Trump's tweets show a keen understanding of America
It's been said that Trump's comments about immigrants reveal that he really doesn't understand America. The US was built on the concept of a melting pot, and immigrants are making the nation stronger, some say.
But Trump's recent tweets could show that he understands America better than his critics realize. 
These two Americas have long co-existed.
One is the country represented by the Statue of Liberty, and its invitation to poor and tired immigrants "yearning to breathe free."
The other is the one that virtually wiped out Native Americans, enslaved Africans, excluded Chinese immigrants in the late 19th century and put Japanese Americans in concentration camps.
From the rarified perch of the White House, Trump's racist tweets tap into the id of this other America.
And here's what's so frightening about this: It is not a big stretch to say that when a leader uses the kind of language that Trump uses against minorities, it may increase the chances of violence being used against them.
I recall what Mark Naison, a historian at Fordham University, told me after the Charlottesville violence in 2017 when talking about Trump's racial rhetoric.
He says most Americans don't realize how dangerous it is for a leader to talk about fellow citizens as if they're the enemy. But some people from other countries know.
Naison recalled a conversation he once had with some Trump supporters.
"I told these guys, 'You can't control this. You're playing with fire,'" Naison says. "Open violent communal warfare is scary. You can't control it. Look at what happened in the Balkans, Northern Ireland, Israel."
The United States must become one thing or the other
Historical analogies, of course, are tricky. 
I've heard commentators say we're on the verge of a second Civil War. That makes a mockery of the carnage of that war, where at least 600,000 Americans were killed. 
Yet there is another 19th-century parallel that resonates. One commentator recently said we're on the brink of a "political civil war." 
That comment evoked another era that reminds me of this one -- the decades running up to the Civil War.
Then, as now, we were splitting into two different countries. Political compromise was impossible on another issue that revolved around American identity -- slavery. Congressional lawmakers carried pistols on the House and Senate floors.

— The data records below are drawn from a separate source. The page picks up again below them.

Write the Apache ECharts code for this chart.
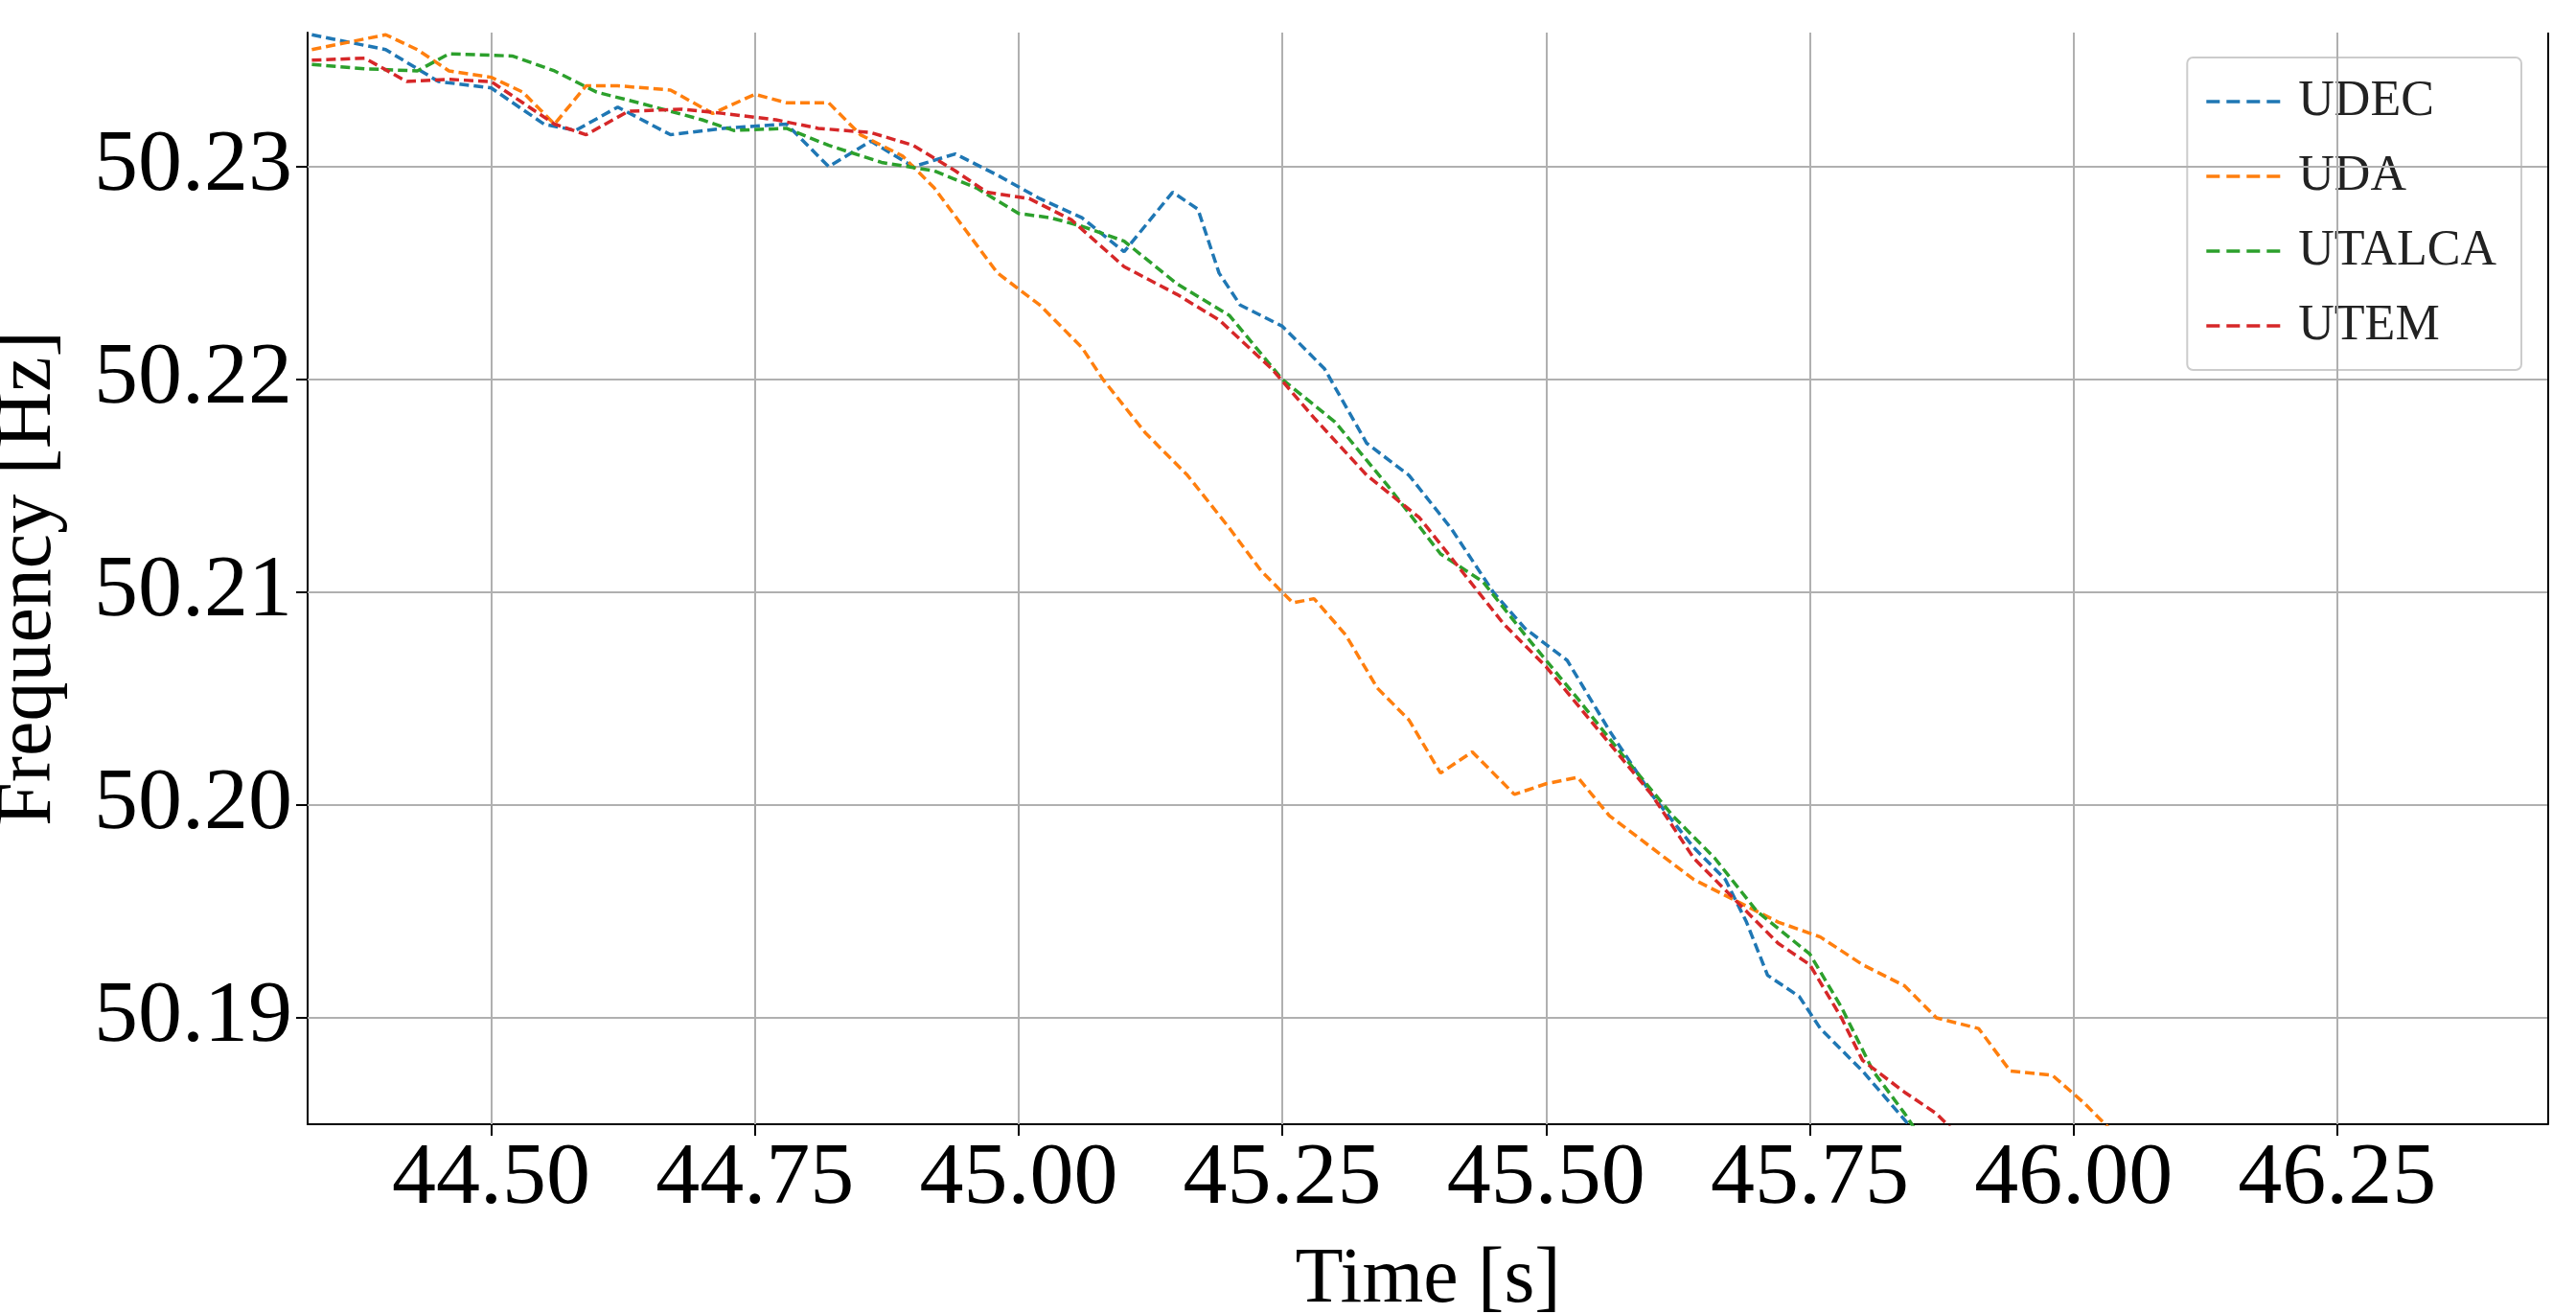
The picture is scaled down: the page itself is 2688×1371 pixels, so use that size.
<!DOCTYPE html>
<html>
<head>
<meta charset="utf-8">
<script src="https://cdn.jsdelivr.net/npm/echarts@6/dist/echarts.min.js"></script>
<style>html,body{margin:0;padding:0;background:#fff}#c{width:2688px;height:1371px}</style>
</head>
<body>
<div id="c"></div>
<script>
// 刻度
var xTicks = [44.5, 44.75, 45.0, 45.25, 45.5, 45.75, 46.0, 46.25]
var yTicks = [50.19, 50.20, 50.21, 50.22, 50.23]

// 各系列数据 [time, freq]
var udec = [[44.33,50.2362],[44.40,50.2355],[44.45,50.2340],[44.50,50.2337],[44.55,50.2320],[44.58,50.2317],[44.62,50.2328],[44.67,50.2315],[44.72,50.2318],[44.78,50.2320],[44.82,50.2300],[44.86,50.2312],[44.90,50.2300],[44.94,50.2306],[44.98,50.2296],[45.02,50.2285],[45.06,50.2276],[45.10,50.2260],[45.146,50.2288],[45.17,50.2280],[45.19,50.2250],[45.21,50.2235],[45.25,50.2225],[45.29,50.2205],[45.33,50.2170],[45.37,50.2155],[45.41,50.2130],[45.45,50.2100],[45.48,50.2083],[45.52,50.2068],[45.56,50.2035],[45.60,50.2005],[45.64,50.1980],[45.67,50.1965],[45.69,50.1945],[45.71,50.1920],[45.74,50.1910],[45.76,50.1895],[45.80,50.1875],[45.84,50.1852],[45.86,50.1840]]
var uda = [[44.33,50.2355],[44.36,50.2358],[44.40,50.2362],[44.43,50.2355],[44.46,50.2345],[44.50,50.2342],[44.53,50.2335],[44.56,50.2320],[44.59,50.2338],[44.62,50.2338],[44.67,50.2336],[44.71,50.2325],[44.75,50.2334],[44.78,50.2330],[44.82,50.2330],[44.85,50.2315],[44.89,50.2305],[44.92,50.2290],[44.95,50.2270],[44.98,50.2250],[45.02,50.2235],[45.06,50.2215],[45.08,50.2200],[45.12,50.2175],[45.16,50.2155],[45.20,50.2130],[45.23,50.2110],[45.26,50.2095],[45.28,50.2097],[45.31,50.2080],[45.34,50.2055],[45.37,50.2040],[45.40,50.2015],[45.43,50.2025],[45.47,50.2005],[45.50,50.2010],[45.53,50.2013],[45.56,50.1995],[45.60,50.1980],[45.64,50.1965],[45.68,50.1955],[45.72,50.1945],[45.76,50.1938],[45.80,50.1925],[45.84,50.1915],[45.87,50.1900],[45.91,50.1895],[45.94,50.1875],[45.98,50.1873],[46.01,50.1860],[46.03,50.1850],[46.05,50.1840]]
var utalca = [[44.33,50.2348],[44.38,50.2346],[44.43,50.2345],[44.46,50.2353],[44.52,50.2352],[44.56,50.2345],[44.60,50.2335],[44.64,50.2330],[44.70,50.2322],[44.73,50.2317],[44.78,50.2318],[44.82,50.2310],[44.87,50.2302],[44.92,50.2298],[44.96,50.2290],[45.00,50.2278],[45.03,50.2276],[45.06,50.2272],[45.10,50.2265],[45.15,50.2245],[45.20,50.2230],[45.25,50.2200],[45.30,50.2180],[45.35,50.2150],[45.40,50.2118],[45.44,50.2105],[45.48,50.2080],[45.53,50.2050],[45.57,50.2025],[45.62,50.1995],[45.66,50.1975],[45.70,50.1950],[45.75,50.1930],[45.78,50.1905],[45.81,50.1875],[45.84,50.1855],[45.86,50.1840]]
var utem = [[44.33,50.2350],[44.38,50.2351],[44.42,50.2340],[44.46,50.2341],[44.50,50.2340],[44.53,50.2330],[44.56,50.2320],[44.59,50.2315],[44.63,50.2326],[44.68,50.2327],[44.72,50.2325],[44.77,50.2322],[44.81,50.2318],[44.86,50.2316],[44.90,50.2310],[44.94,50.2298],[44.97,50.2288],[45.01,50.2285],[45.05,50.2275],[45.10,50.2253],[45.15,50.2240],[45.19,50.2228],[45.24,50.2205],[45.28,50.2182],[45.33,50.2155],[45.38,50.2135],[45.42,50.2110],[45.46,50.2085],[45.50,50.2065],[45.55,50.2035],[45.60,50.2005],[45.64,50.1975],[45.68,50.1955],[45.72,50.1935],[45.75,50.1925],[45.78,50.1900],[45.80,50.1880],[45.84,50.1865],[45.87,50.1855],[45.89,50.1845]]

var font = 'Liberation Serif'
var myChart = echarts.init(document.getElementById('c'))

// 网格线用 markLine 画
var gridLines = xTicks.map(function (v) { return { xAxis: v } })
  .concat(yTicks.map(function (v) { return { yAxis: v } }))

function mkSeries (name, data, color) {
  return {
    name: name, type: 'line', data: data, showSymbol: false, smooth: false,
    lineStyle: { color: color, width: 3.5, type: [10, 5] }, itemStyle: { color: color }, z: 5
  }
}

var option = {
  animation: false,
  grid: { left: 321, right: 29, top: 34, bottom: 198, outerBoundsMode: 'none', containLabel: false },
  legend: {
    right: 57, top: 60, orient: 'vertical', itemGap: 26, itemWidth: 77, itemHeight: 5,
    padding: [20, 26, 20, 20], borderColor: '#ccc', borderWidth: 2, borderRadius: 6,
    textStyle: { fontFamily: font, fontSize: 52, color: '#222', padding: [0, 0, 0, 14] },
    icon: 'path://M0,0h4v1h-4z M6,0h4v1h-4z M12,0h4v1h-4z M18,0h4v1h-4z',
    data: ['UDEC', 'UDA', 'UTALCA', 'UTEM']
  },
  xAxis: {
    type: 'value', min: 44.326, max: 46.45,
    name: 'Time [s]', nameLocation: 'middle', nameGap: 122,
    nameTextStyle: { fontFamily: font, fontSize: 82, color: '#000' },
    axisLine: { show: true, onZero: false, lineStyle: { color: '#000', width: 2 } },
    axisTick: { show: true, inside: false, length: 12, customValues: xTicks, lineStyle: { color: '#000', width: 2 } },
    axisLabel: { customValues: xTicks, fontFamily: font, fontSize: 92, color: '#000', margin: 12, formatter: function (v) { return v.toFixed(2) } },
    splitLine: { show: false }
  },
  yAxis: {
    type: 'value', min: 50.185, max: 50.2363,
    name: 'Frequency [Hz]', nameLocation: 'middle', nameGap: 250,
    nameTextStyle: { fontFamily: font, fontSize: 82, color: '#000' },
    axisLine: { show: true, onZero: false, lineStyle: { color: '#000', width: 2 } },
    axisTick: { show: true, length: 12, customValues: yTicks, lineStyle: { color: '#000', width: 2 } },
    axisLabel: { customValues: yTicks, fontFamily: font, fontSize: 92, color: '#000', margin: 16, formatter: function (v) { return v.toFixed(2) } },
    splitLine: { show: false }
  },
  series: [
    mkSeries('UDEC', udec, '#1f77b4'),
    mkSeries('UDA', uda, '#ff7f0e'),
    mkSeries('UTALCA', utalca, '#2ca02c'),
    mkSeries('UTEM', utem, '#d62728'),
    {
      type: 'line', data: [], silent: true, z: 1,
      markLine: { symbol: 'none', silent: true, label: { show: false }, lineStyle: { color: '#b0b0b0', width: 2, type: 'solid' }, data: gridLines }
    },
    {
      // 右、上边框
      type: 'line', data: [], silent: true, z: 6,
      markLine: { symbol: 'none', silent: true, label: { show: false }, lineStyle: { color: '#000', width: 2, type: 'solid' }, data: [{ xAxis: 46.45 }, { yAxis: 50.2363 }] }
    }
  ]
}
myChart.setOption(option, true)
window.addEventListener('resize', function () {
  myChart.resize()
})
</script>
</body>
</html>
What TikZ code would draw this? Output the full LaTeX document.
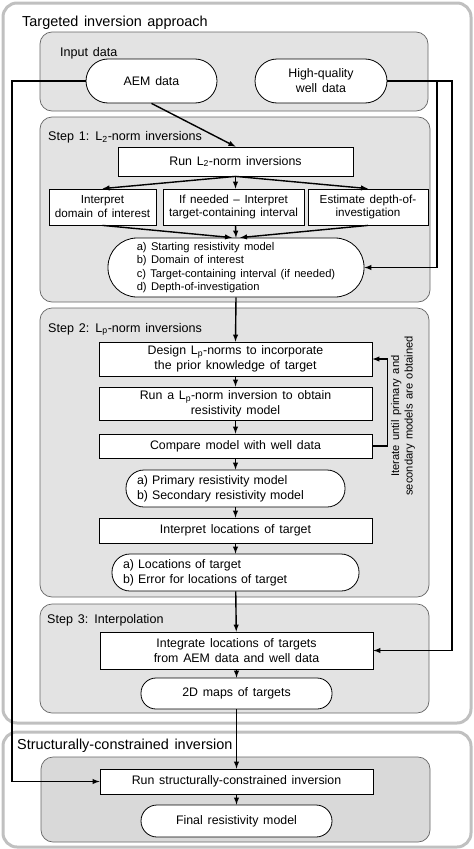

The impending Civil War was described as "irrepressible conflict" -- the nation would become either a slave-holding nation or a free-labor country. There was no middle ground.
That period also saw the rise of the nation's first anti-immigration party. They were called the "The American Party," otherwise known as the "Know-Nothings." They blamed Irish and German immigrants for rising crime and poverty rates, and riots erupted across America in the 1840s and '50s.
"Party members tended to come from the working classes and had a strong anti-elitist bent," Amy Briggs wrote in National Geographic. "Their platform sought to limit immigration and the influence of Catholicism, and they used ugly ethnic stereotypes to stir up hatred against the recent German and Irish arrivals."
Trump's tweets show we are now in the middle of another "irrepressible conflict." We can't forever be a country that prides itself for welcomingimmigrants and religious diversity while also being one that puts immigrant children in cages and shrugs when our President makes racist statements.
To paraphrase another President -- Abraham Lincoln -- we eventually "will become all one thing or all the other."
We can become what one scholar called a "compassionate, multireligious, multiracial democracy." 
Or we can become what another called a "hollowed out" democracy, where one ethnic group rules the rest. 
The outrage over Trump's tweets will eventually fade. But the choice his racial rhetoric presents to America will be with us for years to come.